By Thursday morning, 10 vessels that had been stranded for all 110 days of the US-Iran war began moving out of the area, according to Windward, a maritime intelligence firm. The Strait of Hormuz seems open for business.

But experts say that US consumers shouldn’t expect gas prices—which have jumped more than 35 percent nationally since late February—to recover soon. Shippers are still nervous about the tenuous peace in the Strait, which remains seeded with an indeterminate number of underwater mines. It doesn’t help that Trump continues to threaten violence in the area. “We will bomb them” if Iran doesn’t permanently shut down its nuclear program, the president told reporters Wednesday. “It’s amazing what bombs can do.” Meanwhile, the machinery of oil production is only just grinding back to a start.

“For the consumer, the big thing to realize is that there’s no sign that prices are heading back to February levels just yet,” says Jason Miller, a professor of supply chain management at Michigan State University’s Eli Broad College of Business. “The global oil supply-demand balance, big picture, has been incredibly disrupted.” Right now, he says, people who buy gas, food, fertilizer, and anything else dependent on oil-based products shouldn’t count on a rapid recovery.

Though crude oil prices have fallen since the memorandum’s announcement, consumers would be wise to budget for the higher wartime prices for the longer haul.

“This is an incredibly fragile situation,” Miller says. “None of these things would have happened if you had not had the war.”

The Shipping News

Jakob Larsen, the chief safety and security officer at BIMCO, the world’s largest international shipping organization, said in a written statement Thursday that the industry still views the Strait as a safety risk for vessels. Its central part is “mined and un-navigable,” he wrote, which means ships’ safest routes right now are likely in narrower channels closer to Iran or Oman. The memorandum did not include important details that will determine how the next weeks and months will look, shipping-wise: which routes are safest, how and when ships might move in opposite directions, whether militaries will get involved with standard operations, or whether Iran might impose tolls.

“We advise shipowners to continue doing thorough risk assessments and appeal to all parties to put the safety of seafarers first,” Larsen wrote. “Credible assurances from both sides of the conflict must be given before traffic can resume fully to pre-conflict levels.”

Part of the issue is that no one knows exactly how long it will take to make the Strait safe enough for shippers and their insurers.
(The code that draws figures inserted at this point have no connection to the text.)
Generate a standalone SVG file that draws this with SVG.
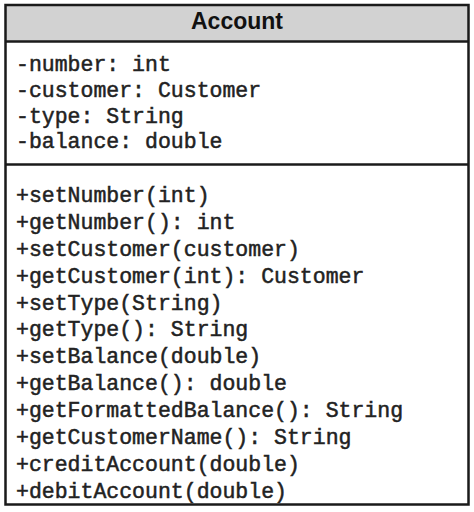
<svg xmlns="http://www.w3.org/2000/svg" width="474" height="512" viewBox="0 0 474 512">
<style>
.box{fill:none;stroke:#1a1a1a;stroke-width:2.5}
.hdr{fill:#d2d2d2;stroke:none}
.div{stroke:#1a1a1a;stroke-width:2.5}
.title{font-family:"Liberation Sans",Arial,sans-serif;font-weight:bold;font-size:23px;fill:#111;text-anchor:middle}
.m{font-family:"Liberation Mono","Courier New",monospace;font-size:21.5px;fill:#222;stroke:#222;stroke-width:0.5}
</style>
<rect width="474" height="512" fill="#ffffff"/>
<g id="Account">
<rect class="hdr" x="5.5" y="5" width="463" height="36.5"/>
<rect class="box" x="5.5" y="5" width="463" height="499.5"/>
<line class="div" x1="5.5" y1="41.5" x2="468.5" y2="41.5"/>
<line class="div" x1="5.5" y1="164.5" x2="468.5" y2="164.5"/>
<text class="title" x="237" y="29">Account</text>
<g class="m">
<text x="16" y="71">-number: int</text>
<text x="16" y="97">-customer: Customer</text>
<text x="16" y="122.5">-type: String</text>
<text x="16" y="148">-balance: double</text>
<text x="16" y="202">+setNumber(int)</text>
<text x="16" y="229">+getNumber(): int</text>
<text x="16" y="256">+setCustomer(customer)</text>
<text x="16" y="282.5">+getCustomer(int): Customer</text>
<text x="16" y="309.5">+setType(String)</text>
<text x="16" y="336">+getType(): String</text>
<text x="16" y="363">+setBalance(double)</text>
<text x="16" y="390">+getBalance(): double</text>
<text x="16" y="417">+getFormattedBalance(): String</text>
<text x="16" y="444">+getCustomerName(): String</text>
<text x="16" y="471">+creditAccount(double)</text>
<text x="16" y="498">+debitAccount(double)</text>
</g>
</g>
</svg>
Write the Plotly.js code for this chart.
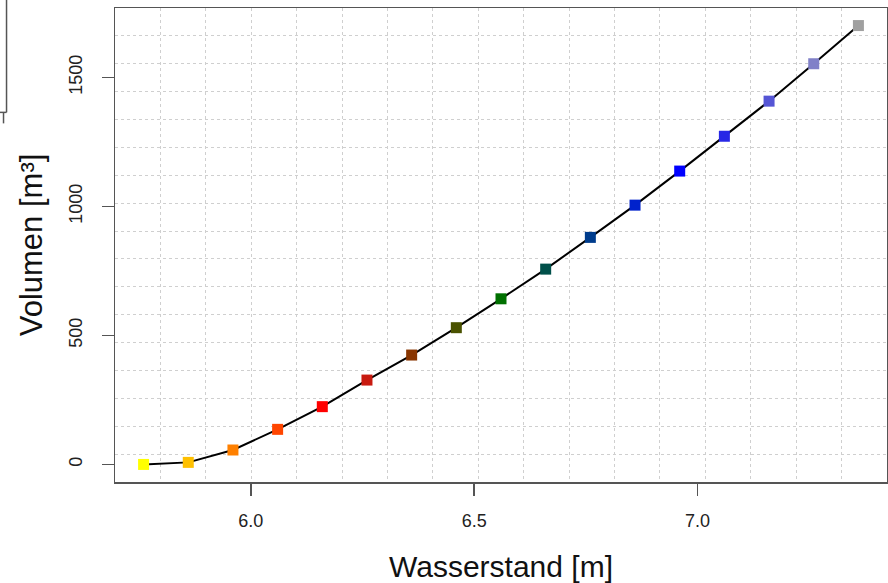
<!DOCTYPE html>
<html>
<head>
<meta charset="utf-8">
<script src="https://cdn.plot.ly/plotly-3.0.1.min.js"></script>
<style>html,body{margin:0;padding:0;background:#fff;}#chart{width:888px;height:583px;}</style>
</head>
<body>
<div id="chart"></div>
<script>
// Data
const wasserstand = [5.76, 5.86, 5.96, 6.06, 6.16, 6.26, 6.36, 6.46, 6.56, 6.66, 6.76, 6.86, 6.96, 7.06, 7.16, 7.26, 7.36];
const volumen = [0, 8, 56, 136, 224, 327, 424, 530, 642, 757, 880, 1005, 1137, 1272, 1408, 1553, 1701];
const pointColors = ["#FFFF00", "#FFC000", "#FF8000", "#FF4500", "#FF0000", "#C81A10", "#883500", "#4A5200", "#007000", "#00504A", "#003C8C", "#0022CC", "#0000FF", "#2828E6", "#5555D5", "#8080C8", "#A0A0A0"];
const xTickVals = [6.0, 6.5, 7.0];
const xTickText = ["6.0", "6.5", "7.0"];
const yTickVals = [0, 500, 1000, 1500];
const yTickText = ["0", "500", "1000", "1500"];

// R-style axis range: data range extended by 4% on each side
function rRange(v) {
  const lo = Math.min(...v), hi = Math.max(...v), d = (hi - lo) * 0.04;
  return [lo - d, hi + d];
}
const xr = rRange(wasserstand);
const yr = rRange(volumen);
const gridCells = 17;

const font = "Liberation Sans, Arial, sans-serif";

const lineTrace = {
  x: wasserstand, y: volumen, type: "scatter", mode: "lines",
  line: {color: "#000000", width: 2}, hoverinfo: "skip", showlegend: false
};
const pointTrace = {
  x: wasserstand, y: volumen, type: "scatter", mode: "markers",
  marker: {symbol: "square", size: 11, color: pointColors, line: {width: 0}},
  showlegend: false
};

const layout = {
  width: 888, height: 583,
  margin: {l: 115, r: 1, t: 8, b: 101},
  paper_bgcolor: "#ffffff", plot_bgcolor: "#ffffff",
  font: {family: font, color: "#222222"},
  xaxis: {
    range: xr, autorange: false,
    tickmode: "array", tickvals: xTickVals, ticktext: xTickText,
    ticks: "outside", ticklen: 12, tickwidth: 1.5, tickcolor: "#555555",
    tickfont: {size: 18, color: "#222222", family: font},
    ticklabelstandoff: 10,
    showgrid: false, zeroline: false,
    showline: true, mirror: true, linecolor: "#555555", linewidth: 1.5,
    minor: {tickmode: "linear", tick0: xr[0], dtick: (xr[1] - xr[0]) / gridCells,
            showgrid: true, gridcolor: "#cfcfcf", griddash: "dot", gridwidth: 1, ticks: ""},
    title: {text: "Wasserstand [m]", font: {size: 30, color: "#111111", family: font}, standoff: 26}
  },
  yaxis: {
    range: yr, autorange: false,
    tickmode: "array", tickvals: yTickVals, ticktext: yTickText,
    tickangle: -90,
    ticks: "outside", ticklen: 12, tickwidth: 1.5, tickcolor: "#555555",
    tickfont: {size: 18, color: "#222222", family: font},
    ticklabelstandoff: 12,
    showgrid: false, zeroline: false,
    showline: true, mirror: true, linecolor: "#555555", linewidth: 1.5,
    minor: {tickmode: "linear", tick0: yr[0], dtick: (yr[1] - yr[0]) / gridCells,
            showgrid: true, gridcolor: "#cfcfcf", griddash: "dot", gridwidth: 1, ticks: ""},
    title: {text: "Volumen [m³]", font: {size: 31, color: "#111111", family: font}, standoff: 14}
  },
  shapes: [
    {type: "line", xref: "paper", yref: "paper", x0: -0.1405, x1: -0.1405, y0: 0.7798, y1: 1.05, line: {color: "#555555", width: 1.5}},
    {type: "line", xref: "paper", yref: "paper", x0: -0.16, x1: -0.1405, y0: 0.7798, y1: 0.7798, line: {color: "#555555", width: 1.5}},
    {type: "line", xref: "paper", yref: "paper", x0: -0.1444, x1: -0.1444, y0: 0.7798, y1: 0.7566, line: {color: "#555555", width: 1.5}}
  ]
};

Plotly.newPlot("chart", [lineTrace, pointTrace], layout, {displayModeBar: false, staticPlot: true});
</script>
</body>
</html>
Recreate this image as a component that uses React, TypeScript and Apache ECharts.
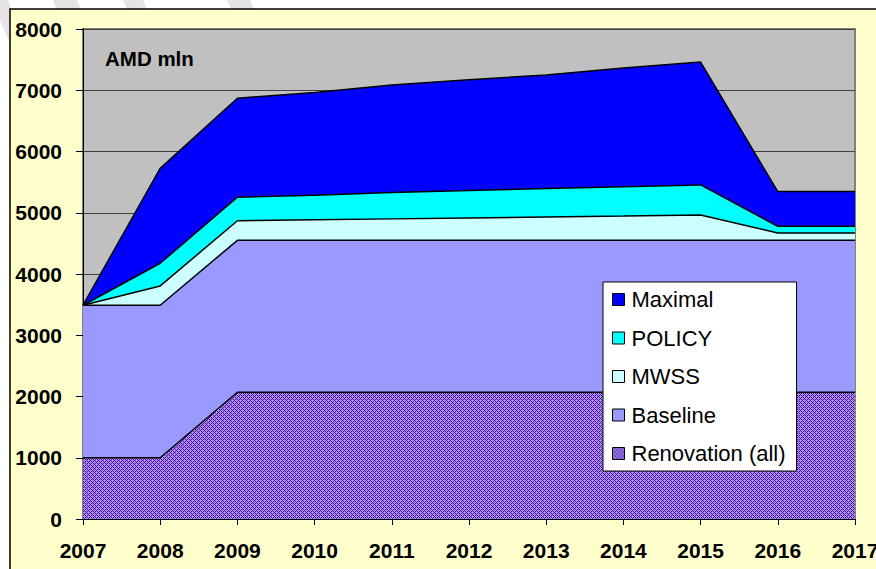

Routes “have got to be de-mined,” says Michelle Wiese Bockmann, a senior maritime intelligence analyst at Windward, and “nobody knows how long that will take—six weeks or six months.” Earlier this week, Trump said the effort to clear mines is already underway. The effort could include several countries, minesweeping ships, underwater drones that use sonar emitters to locate seafloor anomalies, military divers, and even US Navy-trained mine-detecting dolphins (though CNN reported last month that dolphins are unlikely to be currently operating in the area).